See: assume, copy, feign, imitate, impersonate, mock, pose, simulate

TO PERSONATE, crim. law. The act of assuming the character of another without lawful authority, and, in such character, doing something to his prejudice, or to the prejudice of another, without his will or consent.
     2. The bare fact of personating another for the purpose of fraud, is no more than a cheat or misdemeanor at common law, and punishable as such. 2 East, P. C. 1010; 2 Russ. on Cr. 479.

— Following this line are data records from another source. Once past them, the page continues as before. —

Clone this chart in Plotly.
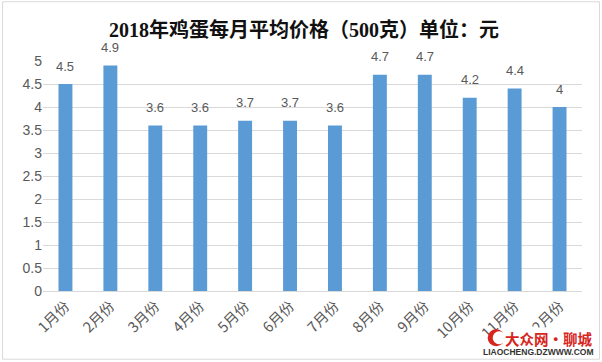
import plotly.graph_objects as go

months = ["1月份","2月份","3月份","4月份","5月份","6月份","7月份","8月份","9月份","10月份","11月份","12月份"]
prices = [4.5,4.9,3.6,3.6,3.7,3.7,3.6,4.7,4.7,4.2,4.4,4]
y_ticks = [0,0.5,1,1.5,2,2.5,3,3.5,4,4.5,5]
y_labels = ["0","0.5","1","1.5","2","2.5","3","3.5","4","4.5","5"]
title_text = "<b>2018年鸡蛋每月平均价格（500克）单位：元</b>"
logo_cn = "<b>大众网·聊城</b>"
logo_en = "<b>LIAOCHENG.DZWWW.COM</b>"

W, H = 602, 362
L, R, T, B = 42.5, 19.5, 60.5, 70.5
def px(x): return (x - L) / (W - L - R)
def py(y): return 1 - (y - T) / (H - T - B)

GRAY = "#595959"
fig = go.Figure(go.Bar(
    x=months, y=prices, width=0.31, marker=dict(color="#5B9BD5", line_width=0),
    hoverinfo="skip",
))
annos = [dict(x=m, y=v, text=str(v), xref="x", yref="y", showarrow=False, yanchor="middle", yshift=18,
              font=dict(size=13, color=GRAY, family="Liberation Sans")) for m, v in zip(months, prices)]
annos += [
    dict(text=logo_cn, xref="paper", yref="paper", x=px(595), y=py(339), xanchor="right", yanchor="middle",
         showarrow=False, bgcolor="white", borderpad=0,
         font=dict(size=14.5, color="#D7251D", family="Noto Sans CJK SC")),
    dict(text=logo_en, xref="paper", yref="paper", x=px(596), y=py(353), xanchor="right", yanchor="middle",
         showarrow=False, font=dict(size=8.5, color="#333333", family="Liberation Sans")),
]
fig.update_layout(
    width=W, height=H, autosize=False, showlegend=False,
    paper_bgcolor="white", plot_bgcolor="white",
    margin=dict(l=L, r=R, t=T, b=B),
    font=dict(family="Noto Sans CJK SC", color=GRAY, size=12),
    title=dict(text=title_text, x=304/W, xanchor="center", y=1-30/H, yanchor="middle",
               font=dict(family="Liberation Serif, Noto Sans CJK SC", size=20, color="#111111")),
    xaxis=dict(type="category", tickangle=-45, showgrid=False, showline=True, linecolor="#D9D9D9",
               ticks="", tickfont=dict(size=14.5, color=GRAY)),
    yaxis=dict(range=[0,5], tickvals=y_ticks, ticktext=y_labels, showgrid=True, gridcolor="#D9D9D9",
               gridwidth=1, zeroline=False, ticks="", tickfont=dict(size=14, color=GRAY, family="Liberation Sans")),
    shapes=[
        dict(type="rect", xref="paper", yref="paper", x0=px(2), x1=px(600), y0=py(360), y1=py(1),
             line=dict(color="#D9D9D9", width=1)),
        dict(type="circle", xref="paper", yref="paper", x0=px(488), x1=px(505), y0=py(347), y1=py(330),
             fillcolor="#D7251D", line_width=0),
        dict(type="circle", xref="paper", yref="paper", x0=px(493), x1=px(506), y0=py(345), y1=py(332),
             fillcolor="white", line_width=0),
    ],
    annotations=annos,
)
fig.write_html("out.html", config={"displayModeBar": False}, post_script="document.body.style.margin='0';")
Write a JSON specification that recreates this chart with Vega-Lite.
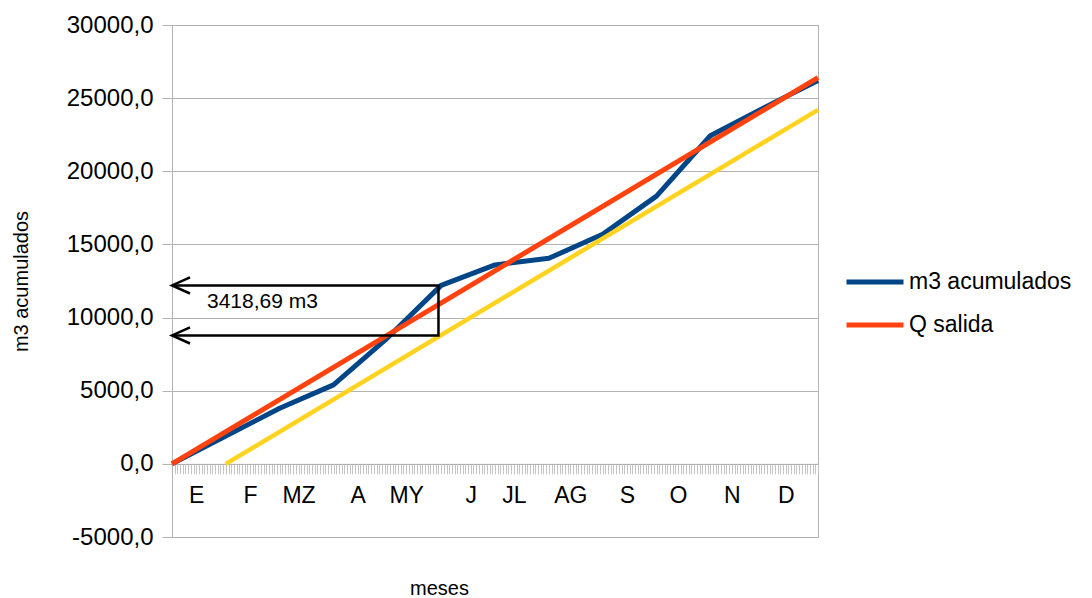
{
  "$schema": "https://vega.github.io/schema/vega-lite/v6.json",
  "width": 646,
  "height": 512,
  "autosize": {"type": "none"},
  "padding": {"left": 172, "top": 25, "right": 274, "bottom": 61},
  "background": "white",
  "config": {
    "font": "Liberation Sans",
    "view": {"stroke": "#b3b3b3", "strokeWidth": 1}
  },
  "datasets": {
    "acumulado": [
      {"mes": 0, "m3": 0},
      {"mes": 1, "m3": 1900},
      {"mes": 2, "m3": 3800},
      {"mes": 3, "m3": 5400},
      {"mes": 4, "m3": 8600},
      {"mes": 5, "m3": 12200},
      {"mes": 6, "m3": 13600},
      {"mes": 7, "m3": 14050},
      {"mes": 8, "m3": 15700},
      {"mes": 9, "m3": 18300},
      {"mes": 10, "m3": 22430},
      {"mes": 11, "m3": 24350},
      {"mes": 12, "m3": 26200}
    ],
    "salida": [
      {"mes": 0, "m3": 0},
      {"mes": 12, "m3": 26400}
    ],
    "salidaDesplazada": [
      {"mes": 1, "m3": 0},
      {"mes": 12, "m3": 24200}
    ],
    "cota": [
      {"orden": 1, "mes": 0, "m3": 12200},
      {"orden": 2, "mes": 4.95, "m3": 12200},
      {"orden": 3, "mes": 4.95, "m3": 8781.31},
      {"orden": 4, "mes": 0, "m3": 8781.31}
    ],
    "flechas": [
      {"mes": 0, "m3": 12200},
      {"mes": 0, "m3": 8781.31}
    ],
    "etiqueta": [
      {"mes": 0.65, "m3": 11080, "texto": "3418,69 m3"}
    ]
  },
  "encoding": {
    "x": {
      "field": "mes",
      "type": "quantitative",
      "scale": {"domain": [0, 12], "nice": false, "zero": false},
      "axis": {
        "offset": -73.14,
        "tickCount": 240,
        "grid": false,
        "domainColor": "#b3b3b3",
        "domainWidth": 1,
        "tickColor": "#c4c4c4",
        "tickWidth": 1,
        "tickSize": 10,
        "labelExpr": "indexof([9,29,47,69,87,111,127,148,169,188,208,228], round(datum.value*20)) >= 0 ? ['E','F','MZ','A','MY','J','JL','AG','S','O','N','D'][indexof([9,29,47,69,87,111,127,148,169,188,208,228], round(datum.value*20))] : ''",
        "labelOverlap": false,
        "labelFlush": false,
        "labelFontSize": 23,
        "labelColor": "black",
        "labelPadding": 11,
        "title": "meses",
        "titleFontSize": 20,
        "titleFontWeight": "normal",
        "titleColor": "black",
        "titleX": 267,
        "titleY": 115
      }
    },
    "y": {
      "field": "m3",
      "type": "quantitative",
      "scale": {"domain": [-5000, 30000], "nice": false, "zero": false},
      "axis": {
        "values": [-5000, 0, 5000, 10000, 15000, 20000, 25000, 30000],
        "labelExpr": "datum.value + ',0'",
        "grid": true,
        "gridColor": "#b3b3b3",
        "gridWidth": 1,
        "domainColor": "#b3b3b3",
        "tickColor": "#b3b3b3",
        "tickSize": 10,
        "labelFontSize": 24,
        "labelColor": "black",
        "labelPadding": 9,
        "title": "m3 acumulados",
        "titleFontSize": 20,
        "titleFontWeight": "normal",
        "titleColor": "black",
        "titleX": -141,
        "titleY": 256
      }
    }
  },
  "layer": [
    {
      "data": {"name": "acumulado"},
      "mark": {"type": "line", "strokeWidth": 5, "strokeJoin": "round"},
      "encoding": {
        "color": {
          "datum": "m3 acumulados",
          "scale": {"domain": ["m3 acumulados", "Q salida"], "range": ["#004586", "#ff420e"]},
          "legend": {
            "orient": "none",
            "legendX": 672,
            "legendY": 226,
            "title": null,
            "symbolType": "stroke",
            "symbolSize": 3249,
            "symbolStrokeWidth": 5,
            "labelFontSize": 23,
            "labelColor": "black",
            "labelLimit": 400,
            "labelOffset": 3,
            "rowPadding": 0
          }
        }
      }
    },
    {
      "data": {"name": "salida"},
      "mark": {"type": "line", "strokeWidth": 5},
      "encoding": {
        "color": {"datum": "Q salida"}
      }
    },
    {
      "data": {"name": "salidaDesplazada"},
      "mark": {"type": "line", "strokeWidth": 4.5, "color": "#ffd320"},
      "encoding": {}
    },
    {
      "data": {"name": "cota"},
      "mark": {"type": "line", "color": "black", "strokeWidth": 2.5, "strokeJoin": "miter"},
      "encoding": {
        "order": {"field": "orden", "type": "quantitative"}
      }
    },
    {
      "data": {"name": "flechas"},
      "mark": {
        "type": "point",
        "shape": "M2,-0.9L0,0L2,0.9",
        "size": 324,
        "filled": false,
        "stroke": "black",
        "strokeWidth": 2.5,
        "opacity": 1
      },
      "encoding": {}
    },
    {
      "data": {"name": "etiqueta"},
      "mark": {"type": "text", "align": "left", "baseline": "middle", "fontSize": 21, "color": "black"},
      "encoding": {
        "text": {"field": "texto"}
      }
    }
  ]
}
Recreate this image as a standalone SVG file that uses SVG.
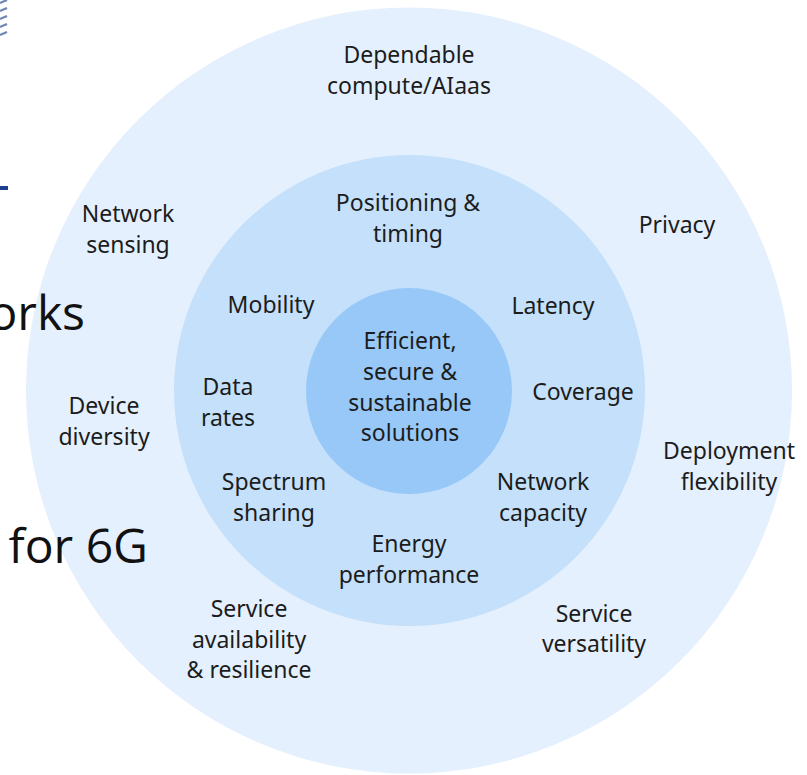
<svg xmlns="http://www.w3.org/2000/svg" width="807" height="775" viewBox="0 0 807 775">
<style>
.l{font-family:"Noto Sans","Open Sans","DejaVu Sans",sans-serif;font-size:23px;fill:#1c1c1c;text-anchor:middle}
.bg{font-family:"Open Sans","Noto Sans",sans-serif;font-size:48px;fill:#111}
</style>
<rect width="807" height="775" fill="#ffffff"/>
<g id="outer-ring"><circle cx="409" cy="390.5" r="383" fill="#e4f0fd"/></g>
<g id="middle-ring"><circle cx="409.5" cy="390.5" r="235.5" fill="#c4e0fa"/></g>
<g id="background-fragments">
<g stroke="#6f86b8" stroke-width="2.2">
<line x1="0" y1="3" x2="7" y2="0"/>
<line x1="0" y1="11" x2="7" y2="8"/>
<line x1="0" y1="19" x2="7" y2="16"/>
<line x1="0" y1="27" x2="7" y2="24"/>
<line x1="0" y1="35" x2="7" y2="32"/>
</g>
<rect x="0" y="186" width="8" height="4" fill="#1d3f8f"/>
<text class="bg" x="85" y="330" text-anchor="end">orks</text>
<text class="bg" x="148" y="563" text-anchor="end">for 6G</text>
</g>
<g id="core"><circle cx="409" cy="391" r="103" fill="#97c8f7"/>
<text class="l"><tspan x="410" y="349">Efficient,</tspan><tspan x="410" y="380">secure &amp;</tspan><tspan x="410" y="411">sustainable</tspan><tspan x="410" y="441">solutions</tspan></text></g>
<g id="dependable"><text class="l"><tspan x="409" y="63">Dependable</tspan><tspan x="409" y="94">compute/AIaas</tspan></text></g>
<g id="network-sensing"><text class="l"><tspan x="128" y="222">Network</tspan><tspan x="128" y="253">sensing</tspan></text></g>
<g id="privacy"><text class="l" x="677" y="233">Privacy</text></g>
<g id="device-diversity"><text class="l"><tspan x="104" y="414">Device</tspan><tspan x="104" y="445">diversity</tspan></text></g>
<g id="deployment-flexibility"><text class="l"><tspan x="729" y="459">Deployment</tspan><tspan x="729" y="490">flexibility</tspan></text></g>
<g id="service-availability"><text class="l"><tspan x="249" y="617">Service</tspan><tspan x="249" y="648">availability</tspan><tspan x="249" y="678">&amp; resilience</tspan></text></g>
<g id="service-versatility"><text class="l"><tspan x="594" y="622">Service</tspan><tspan x="594" y="652">versatility</tspan></text></g>
<g id="positioning"><text class="l"><tspan x="408" y="211">Positioning &amp;</tspan><tspan x="408" y="242">timing</tspan></text></g>
<g id="mobility"><text class="l" x="271" y="313">Mobility</text></g>
<g id="latency"><text class="l" x="553" y="314">Latency</text></g>
<g id="data-rates"><text class="l"><tspan x="228" y="395">Data</tspan><tspan x="228" y="426">rates</tspan></text></g>
<g id="coverage"><text class="l" x="583" y="400">Coverage</text></g>
<g id="spectrum-sharing"><text class="l"><tspan x="274" y="490">Spectrum</tspan><tspan x="274" y="521">sharing</tspan></text></g>
<g id="network-capacity"><text class="l"><tspan x="543" y="490">Network</tspan><tspan x="543" y="521">capacity</tspan></text></g>
<g id="energy"><text class="l"><tspan x="409" y="552">Energy</tspan><tspan x="409" y="583">performance</tspan></text></g>
<g id="connectors"></g>
</svg>
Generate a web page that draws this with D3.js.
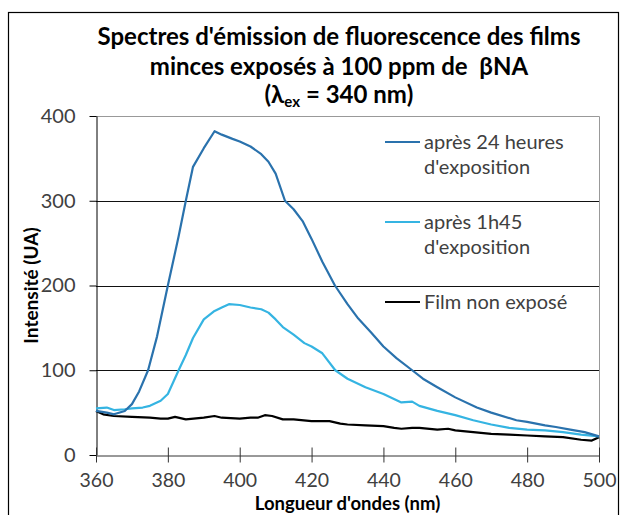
<!DOCTYPE html>
<html>
<head>
<meta charset="utf-8">
<script src="https://cdn.jsdelivr.net/npm/d3@7"></script>
<style>
  body { margin: 0; background: #fff; }
  svg { display: block; font-family: Lato, "Open Sans", sans-serif; }
</style>
</head>
<body>
<div id="chart"></div>
<script>
// Title lines
const titleLines = ["Spectres d'émission de fluorescence des films", "minces exposés à 100 ppm de \u00a0βNA"];
const xTicks = [360, 380, 400, 420, 440, 460, 480, 500];
const yTicks = [0, 100, 200, 300, 400];

// après 24 heures d'exposition
const wl24 = [360, 363, 365, 368, 370, 372, 374.5, 377, 380, 383, 385, 387, 390, 393, 395, 398, 400, 403, 406, 408, 410, 412.6, 415, 417.5, 420, 423, 426.5, 430, 433, 436.7, 440, 443.7, 448, 451, 455, 460, 466, 470, 477, 480, 485, 488, 492, 496, 500];
const int24 = [52, 50, 48, 52, 60, 75, 100, 140, 200, 258, 300, 340, 362, 382, 378, 373, 370, 364, 355, 346, 332, 300, 290, 276, 255, 228, 200, 178, 161, 144, 128, 114, 100, 90, 80, 68, 56, 50, 41, 39, 35, 33, 30, 27, 22];

// après 1h45 d'exposition
const wl145 = [360, 363, 365, 368, 370, 373, 375, 378, 380, 383, 385, 387, 390, 393, 395, 397, 400, 403, 406, 408, 410, 412, 415, 418, 420, 423, 426.6, 430, 435, 440, 445, 448, 450, 455, 460, 465, 470, 475, 480, 485, 490, 495, 500];
const int145 = [55, 56, 53, 54, 55, 56, 58, 64, 72, 100, 118, 138, 160, 170, 174, 178, 177, 174, 172, 168, 160, 151, 142, 132, 128, 120, 100, 90, 80, 72, 62, 63, 58, 52, 47, 41, 36, 32, 30, 29, 27, 24, 22];

// Film non exposé
const wl0 = [360, 362, 365, 370, 375, 378, 380, 382, 385, 390, 393, 395, 400, 403, 405, 407, 409, 412, 415, 420, 425, 428, 430, 435, 440, 443, 445, 448, 450, 455, 458, 460, 465, 470, 475, 480, 485, 490, 495, 498, 500];
const int0 = [52, 48, 46, 45, 44, 43, 43, 45, 42, 44, 46, 44, 43, 44, 44, 47, 46, 42, 42, 40, 40, 37, 36, 35, 34, 32, 31, 32, 32, 30, 31, 29, 27, 25, 24, 23, 22, 21, 18, 17, 21];

const seriesNames = [["après 24 heures", "d'exposition"], ["après 1h45", "d'exposition"], ["Film non exposé"]];
const seriesColors = ["#2a72ad", "#35b4e2", "#000000"];

const W = 621, H = 515;
const svg = d3.select("#chart").append("svg").attr("width", W).attr("height", H);

// outer chart border
svg.append("rect")
    .attr("x", 8.5).attr("y", 12.5)
    .attr("width", 610).attr("height", 530)
    .attr("fill", "none").attr("stroke", "#000").attr("stroke-width", 1.2);

const x = d3.scaleLinear().domain([360, 500]).range([96, 599]);
const y = d3.scaleLinear().domain([0, 400]).range([455, 116]);

// title
const title = svg.append("g").attr("font-weight", "bold").attr("fill", "#000").attr("text-anchor", "middle");
title.selectAll("text.tl").data(titleLines).enter().append("text")
    .attr("class", "tl")
    .attr("x", 339)
    .attr("y", (d, i) => 45 + i * 30)
    .attr("font-size", 24)
    .text(d => d);
const t3 = title.append("text").attr("x", 339).attr("y", 103).attr("font-size", 24);
t3.append("tspan").text("(λ");
t3.append("tspan").attr("font-size", 15).attr("dy", 4).text("ex");
t3.append("tspan").attr("dy", -4).text(" = 340 nm)");

// gridlines
svg.append("g").selectAll("line").data([100, 200, 300]).enter().append("line")
    .attr("x1", x(360)).attr("x2", x(500))
    .attr("y1", d => Math.round(y(d)) + 0.5).attr("y2", d => Math.round(y(d)) + 0.5)
    .attr("stroke", "#111").attr("stroke-width", 1);

// plot area top & right border
svg.append("path")
    .attr("d", `M${x(360)},${Math.round(y(400)) + 0.5}H${Math.round(x(500)) + 0.5}V${y(0)}`)
    .attr("fill", "none").attr("stroke", "#999").attr("stroke-width", 1);

// y axis
const yAxis = svg.append("g")
    .attr("transform", `translate(${Math.round(x(360)) + 0.5},0)`)
    .call(d3.axisLeft(y).tickValues(yTicks).tickSize(7).tickSizeOuter(0).tickPadding(14));
yAxis.select(".domain").attr("stroke", "#000");
yAxis.selectAll(".tick line").attr("stroke", "#000");
yAxis.selectAll("text").attr("font-size", 20).attr("fill", "#404040").attr("font-family", "Lato, sans-serif");

// x axis
const xAxis = svg.append("g")
    .attr("transform", `translate(0,${Math.round(y(0)) + 0.5})`)
    .call(d3.axisBottom(x).tickValues(xTicks).tickSize(7).tickSizeOuter(0).tickPadding(11).tickFormat(d3.format("d")));
xAxis.select(".domain").attr("stroke", "#333");
xAxis.selectAll(".tick line").attr("y1", -8).attr("stroke", "#333");
xAxis.selectAll("text").attr("font-size", 19.5).attr("fill", "#404040").attr("font-family", "Lato, sans-serif");

// series
const line = d3.line().x(d => x(d[0])).y(d => y(d[1]));
const series = [d3.zip(wl0, int0), d3.zip(wl145, int145), d3.zip(wl24, int24)];
const serColors = [seriesColors[2], seriesColors[1], seriesColors[0]];
svg.append("g").selectAll("path").data(series).enter().append("path")
    .attr("d", line)
    .attr("fill", "none")
    .attr("stroke", (d, i) => serColors[i])
    .attr("stroke-width", 2.2)
    .attr("stroke-linejoin", "round");

// legend
const legendY = [142, 222, 302];
const leg = svg.append("g").selectAll("g").data(seriesNames).enter().append("g")
    .attr("transform", (d, i) => `translate(385,${legendY[i]})`);
leg.append("line").attr("x1", 0).attr("x2", 35)
    .attr("stroke", (d, i) => seriesColors[i]).attr("stroke-width", 2.2);
leg.each(function(d) {
    d3.select(this).selectAll("text").data(d).enter().append("text")
        .attr("x", 39).attr("y", (t, j) => 7 + j * 25)
        .attr("font-size", 20).attr("fill", "#404040")
        .text(t => t);
});

// axis titles
svg.append("text")
    .attr("transform", `translate(38,${(y(0) + y(400)) / 2}) rotate(-90)`)
    .attr("text-anchor", "middle").attr("font-weight", "bold").attr("font-size", 19)
    .text("Intensité (UA)");
svg.append("text")
    .attr("x", (x(360) + x(500)) / 2).attr("y", 510)
    .attr("text-anchor", "middle").attr("font-weight", "bold").attr("font-size", 18.5)
    .text("Longueur d'ondes (nm)");
</script>
</body>
</html>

     3. By the act of congress of the 30th April, 1790, s. 15, 1 Story's Laws U. S. 86, it is enacted, that "if any person shall acknowledge, or procure to be acknowledged in any court of the United States, any recognizance, bail or judgment, in the name or names of any other person or persons not privy or consenting to the same, every such person or persons, on conviction thereof, shall be fined not exceeding five thousand dollars, or be imprisoned not exceeding seven years, and whipped not exceeding thirty-nine stripes, Provided nevertheless. that this act shall not extend to the acknowledgment of any judgment or judgments by any attorney or attorneys, duly admitted, for any person or persons against whom any such judgment or judgments shall be bad or given." Vide, generally, 2 John. Cas. 293; 16 Vin. Ab. 336; Com. Dig. Action on the case for a deceit, A 3.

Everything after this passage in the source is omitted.